Look at how they construct arguments in an attempt to preserve their comforts.
—-“You still have to assume a framework for falsifying. If you don’t leave room for questioning said framework, it’s dogma. Is that not clear?”— Ben Quimby
No it is not clear. logic is not dogma. justificationism is false and falsificationism is not. these are not open questions unless you find a means of opening them by falsifying falsificationism.
An authority must command a dogma.
Logic cannot be otherwise.
Falsification cannot be otherwise.
You can claim this is false somehow but defensive skepticism is just admission of failure to do so.
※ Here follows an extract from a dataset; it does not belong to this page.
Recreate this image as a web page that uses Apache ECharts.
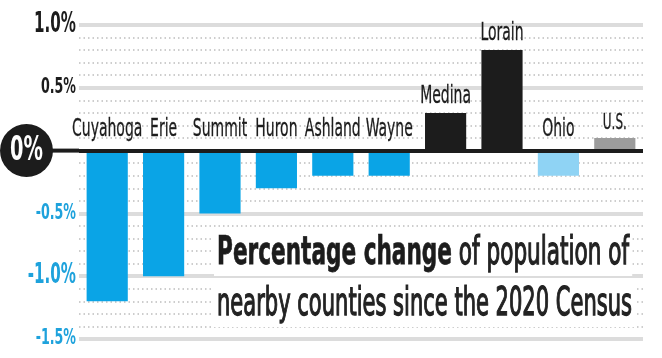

—“To be fair, questioning doesn’t necessarily imply falsifying. Nobody wants to falsify logic, AFAIK; what they want is to “hint”, let’s say (b/c you can’t do this logically), that some truths, like logic itself, are meta-logical.”—Ben Quimby
—“It’s not admissable, that’s true. And then, if they can’t testify to it, we have to resort to deciding on intent. That’s true. What a weird puzzle. I see both sides. Assuming there are such things as meta-logical truths, this would appear to throw a bit of a wrench in the whole prosecution of non-logical information thing. And you’re naturally worried about being consistent with what gets prosecuted. You can’t even argue that it’s worth sacrificing meta-logical truths, b/c your framework won’t even allow you to acknowledge them as such. And if it did, you might not make that argument. But as someone who can see these “truths”, at least provisionally, the answer here (cost-benefit analysis) is not at all clear to me.”—Ben Quimby
“Define meta-logical truths”
(There aren’t any)
—-“[One can’t coherently define meta-coherence; that comes with the territory.] Take ‘change’ (process) for example. It’s not definable, it’s not falsifiable, and yet we don’t subordinate it to something lesser, like fiction. We acknowledge change as some kind of fact or truth, as something that “just is”, something that “can’t be otherwise”, and yet it hasn’t passed our formalized tests of truth.”— Ben Quimby
:Meta-coherence” means intuitionistic, free-associations, not open to analysis. (There is nothing not open to analysis, only not open to testing.)
To define change is very easy. Time=rate of entropy. Change is any perceivable difference in constant relations over time. That is what it means, and that is what it must mean, and that is what we are capable of percieving, because that is the only capacity of our neurons.
—“Yeah, perception, difference, constancy, relations, time; more meta-analytical terms. They’re meaningful, no doubt; just not in a way we can reference concretely. As for neuronal capacities, I question whether we really know what we mean by that.
At any rate, the point isn’t to debate this. The point is to test for the ability to step into a separate lens: Can you see what they see without interpreting via your current frame? Hence the “hard problem” question: Do you UNDERSTAND the hard problem as it is seen through the eyes of those who think it’s a valid problem? If you could show something like that, I think it would be extremely powerful.
I look at things like this: If I can demonstrate comprehension of both my perspective and the other guy’s (on their terms), and they can only demonstrate comprehension of their own, then it’s more likely I hold the superior (more comprehensive) position. Anyways, I’m trying to get away from internet stuff these days. Yesterday was a spur of the moment type thing–a relapse, if you will. It shant happen again. Cheers.”—
If i can demonstrate both but also the degree of falsity of both it is moel likely that the least false least fictional most parsimonious holds te superior more comprehensive position,
The hardest part of each major revolution: reason, empiricism, science, darwinianism, and operationalism has been the recalcitrance of those invested in the comforting fictions that they hold dear.
Testimonialism is a revolutionary as the revolutions in reason, empiricism, science, darwinianism, and operationalism.
And like those who have malinvested in moralism, malinvested in scripturalism, malinvested in rationalism, the malinvestment is driven out of the market by superior investment.